**Problem details**
Copy out all the lines in the records that include the word "using".

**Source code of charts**
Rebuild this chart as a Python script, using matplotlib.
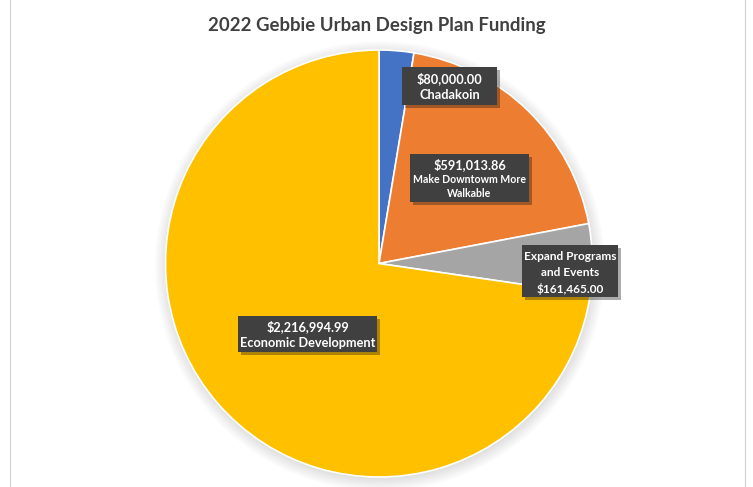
import matplotlib
matplotlib.use('Agg')
import matplotlib.pyplot as plt
import matplotlib.patheffects as pe
from matplotlib.patches import Circle, Rectangle

# データ
categories = ['Chadakoin', 'Make Downtowm More\nWalkable', 'Expand Programs\nand Events', 'Economic Development']
values = [80000.00, 591013.86, 161465.00, 2216994.99]
colors = ['#4472C4', '#ED7D31', '#A5A5A5', '#FFC000']

plt.rcParams['font.family'] = ['Lato', 'DejaVu Sans']

W, H = 753, 487
CX, CY, R = 379, 263.5, 213.5

fig = plt.figure(figsize=(W / 100, H / 100), dpi=100)
fig.patches.append(Rectangle((10 / W, -0.05), 735 / W, 1.1, transform=fig.transFigure,
                             fill=False, ec='#D0D0D0', lw=0.8))

ax = fig.add_axes([(CX - R) / W, (H - CY - R) / H, 2 * R / W, 2 * R / H])
ax.axis('off')

# 影
for i in range(10):
    ax.add_patch(Circle((0.004, -0.012), 1.0 + i * 0.006, fc='black', alpha=0.012, ec='none',
                        zorder=0, clip_on=False))

wedges, _ = ax.pie(values, colors=colors, startangle=90, counterclock=False, radius=1.0,
                   wedgeprops=dict(edgecolor='white', linewidth=1.2))
for w in wedges:
    w.set_zorder(2)
ax.set_xlim(-1, 1)
ax.set_ylim(-1, 1)

fig.text(0.5, 1 - 25 / H, '2022 Gebbie Urban Design Plan Funding', ha='center', va='center',
         fontsize=13.4, fontweight='bold', color='#404040')

def money(v):
    return '${:,.2f}'.format(v)

# ピクセル座標 -> データ座標
def px(x, y):
    return (x - CX) / R, (CY - y) / R

# (箱の範囲 x0, x1, y0, y1), [(行, y, 文字サイズ)]
boxes = [
    ((402, 497, 67, 105), [(money(values[0]), 79, 9.2), (categories[0], 95, 9.2)]),
    ((410, 529, 154, 202), [(money(values[1]), 165, 9.2)] +
     [(s, y, 7.6) for s, y in zip(categories[1].split('\n'), [179, 193])]),
    ((522, 618, 245, 297), [(s, y, 8.6) for s, y in zip(categories[2].split('\n'), [256, 273])] +
     [(money(values[2]), 289, 8.6)]),
    ((238, 377, 316, 352), [(money(values[3]), 327, 9.2), (categories[3], 343, 9.2)]),
]

for (x0, x1, y0, y1), lines in boxes:
    ax_, ay_ = px(x0, y1)
    bx_, by_ = px(x1, y0)
    rect = Rectangle((ax_, ay_), bx_ - ax_, by_ - ay_, fc='#404040', ec='none', zorder=4,
                     clip_on=False)
    rect.set_path_effects([pe.withSimplePatchShadow(offset=(2, -2), alpha=0.35)])
    ax.add_patch(rect)
    xc = (x0 + x1) / 2
    for s, y, fs in lines:
        tx, ty = px(xc, y)
        ax.text(tx, ty, s, ha='center', va='center', color='white', fontweight='bold',
                fontsize=fs, zorder=5, clip_on=False)

fig.savefig('out.png', dpi=100)
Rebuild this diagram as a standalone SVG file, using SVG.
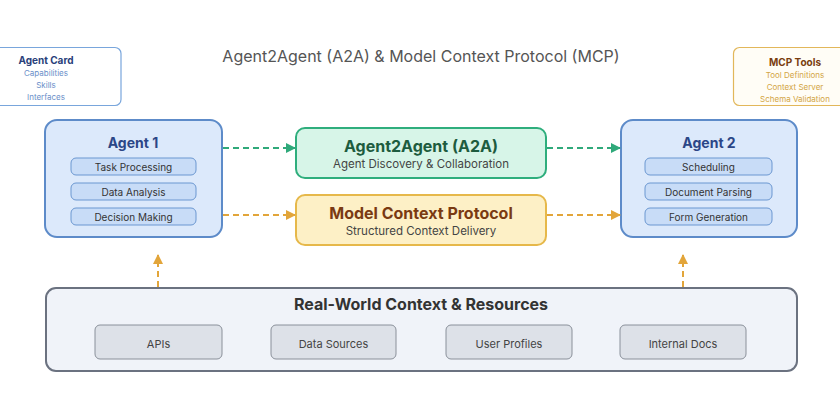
<svg xmlns="http://www.w3.org/2000/svg" width="840" height="420" viewBox="0 0 840 420">
<defs>
<style>
text{font-family:Inter,"Noto Sans","Liberation Sans",sans-serif;text-anchor:middle}
.title{font-size:16px;fill:#555}
.card{fill:#fff;stroke:#79a6dc;stroke-width:1.2}
.cardT{font-size:10px;font-weight:700;fill:#2a3f7a}
.cardI{font-size:8px;fill:#6b8fc9}
.tools{fill:#fffdf6;stroke:#e2b75a;stroke-width:1.2}
.toolsT{font-size:10px;font-weight:700;fill:#7a3e10}
.toolsI{font-size:8px;fill:#d3a545}
.agent{fill:#dce9fb;stroke:#5d8bc9;stroke-width:2}
.agentT{font-size:14px;font-weight:700;fill:#2b4687}
.pill{fill:#c8dcf7;stroke:#6b97d1;stroke-width:1}
.pillT{font-size:10px;fill:#333}
.a2a{fill:#d7f5e8;stroke:#2fae7d;stroke-width:2}
.a2aT{font-size:16px;font-weight:700;fill:#1d5c3f}
.sub{font-size:11.5px;fill:#444}
.mcp{fill:#fdf0c6;stroke:#e6b84a;stroke-width:2}
.mcpT{font-size:16px;font-weight:700;fill:#7a3a12}
.res{fill:#f0f3f9;stroke:#6b7280;stroke-width:2}
.resT{font-size:16px;font-weight:700;fill:#333}
.item{fill:#dde1e8;stroke:#8a909a;stroke-width:1}
.itemT{font-size:11px;fill:#444}
.g{stroke:#2fa97a;stroke-width:2;stroke-dasharray:6 4;fill:none}
.o{stroke:#e2a53a;stroke-width:2;stroke-dasharray:6 4;fill:none}
</style>
<marker id="mg" viewBox="0 0 10 10" refX="9" refY="5" markerWidth="5" markerHeight="5" orient="auto"><path d="M0,0L10,5L0,10z" fill="#2fa97a"/></marker>
<marker id="mo" viewBox="0 0 10 10" refX="9" refY="5" markerWidth="5" markerHeight="5" orient="auto"><path d="M0,0L10,5L0,10z" fill="#e2a53a"/></marker>
</defs>
<rect width="840" height="420" fill="#fff"/>
<text class="title" x="421" y="62">Agent2Agent (A2A) &amp; Model Context Protocol (MCP)</text>

<g id="agent-card">
<rect class="card" x="-20" y="47.5" width="141" height="58" rx="6"/>
<text class="cardT" x="46" y="64">Agent Card</text>
<text class="cardI" x="46" y="76">Capabilities</text>
<text class="cardI" x="46" y="88">Skills</text>
<text class="cardI" x="46" y="100">Interfaces</text>
</g>

<g id="mcp-tools">
<rect class="tools" x="733.5" y="47.5" width="130" height="58" rx="6"/>
<text class="toolsT" x="795" y="66">MCP Tools</text>
<text class="toolsI" x="795" y="78">Tool Definitions</text>
<text class="toolsI" x="795" y="90">Context Server</text>
<text class="toolsI" x="795" y="102">Schema Validation</text>
</g>

<g id="agent1">
<rect class="agent" x="45" y="120" width="177" height="117" rx="12"/>
<text class="agentT" x="133" y="148">Agent 1</text>
<rect class="pill" x="71" y="158" width="125" height="17" rx="5"/>
<text class="pillT" x="133.5" y="171">Task Processing</text>
<rect class="pill" x="71" y="183" width="125" height="17" rx="5"/>
<text class="pillT" x="133.5" y="196">Data Analysis</text>
<rect class="pill" x="71" y="208" width="125" height="17" rx="5"/>
<text class="pillT" x="133.5" y="221">Decision Making</text>
</g>

<g id="agent2">
<rect class="agent" x="621" y="120" width="176" height="117" rx="12"/>
<text class="agentT" x="709" y="148">Agent 2</text>
<rect class="pill" x="645" y="158" width="127" height="17" rx="5"/>
<text class="pillT" x="708.5" y="171">Scheduling</text>
<rect class="pill" x="645" y="183" width="127" height="17" rx="5"/>
<text class="pillT" x="708.5" y="196">Document Parsing</text>
<rect class="pill" x="645" y="208" width="127" height="17" rx="5"/>
<text class="pillT" x="708.5" y="221">Form Generation</text>
</g>

<g id="a2a">
<rect class="a2a" x="296" y="128" width="250" height="50" rx="9"/>
<text class="a2aT" x="421" y="152">Agent2Agent (A2A)</text>
<text class="sub" x="421" y="168">Agent Discovery &amp; Collaboration</text>
</g>

<g id="mcp">
<rect class="mcp" x="296" y="195" width="250" height="50" rx="9"/>
<text class="mcpT" x="421" y="219">Model Context Protocol</text>
<text class="sub" x="421" y="235">Structured Context Delivery</text>
</g>

<g id="resources">
<rect class="res" x="46" y="288" width="751" height="83" rx="10"/>
<text class="resT" x="421" y="310">Real-World Context &amp; Resources</text>
<rect class="item" x="95" y="325" width="127" height="34" rx="5"/>
<text class="itemT" x="158.5" y="348">APIs</text>
<rect class="item" x="271" y="325" width="125" height="34" rx="5"/>
<text class="itemT" x="333.5" y="348">Data Sources</text>
<rect class="item" x="446" y="325" width="126" height="34" rx="5"/>
<text class="itemT" x="509" y="348">User Profiles</text>
<rect class="item" x="620" y="325" width="126" height="34" rx="5"/>
<text class="itemT" x="683" y="348">Internal Docs</text>
</g>

<g id="connectors">
<line class="g" x1="223" y1="148" x2="295" y2="148" marker-end="url(#mg)"/>
<line class="g" x1="547" y1="148" x2="620" y2="148" marker-end="url(#mg)"/>
<line class="o" x1="223" y1="215" x2="295" y2="215" marker-end="url(#mo)"/>
<line class="o" x1="547" y1="215" x2="620" y2="215" marker-end="url(#mo)"/>
<line class="o" x1="158" y1="287" x2="158" y2="255" marker-end="url(#mo)"/>
<line class="o" x1="683" y1="287" x2="683" y2="255" marker-end="url(#mo)"/>
</g>
</svg>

**Complete answer**
Rebuild this chart as a Python script, using matplotlib.
Rebuild this diagram as a standalone SVG file, using SVG.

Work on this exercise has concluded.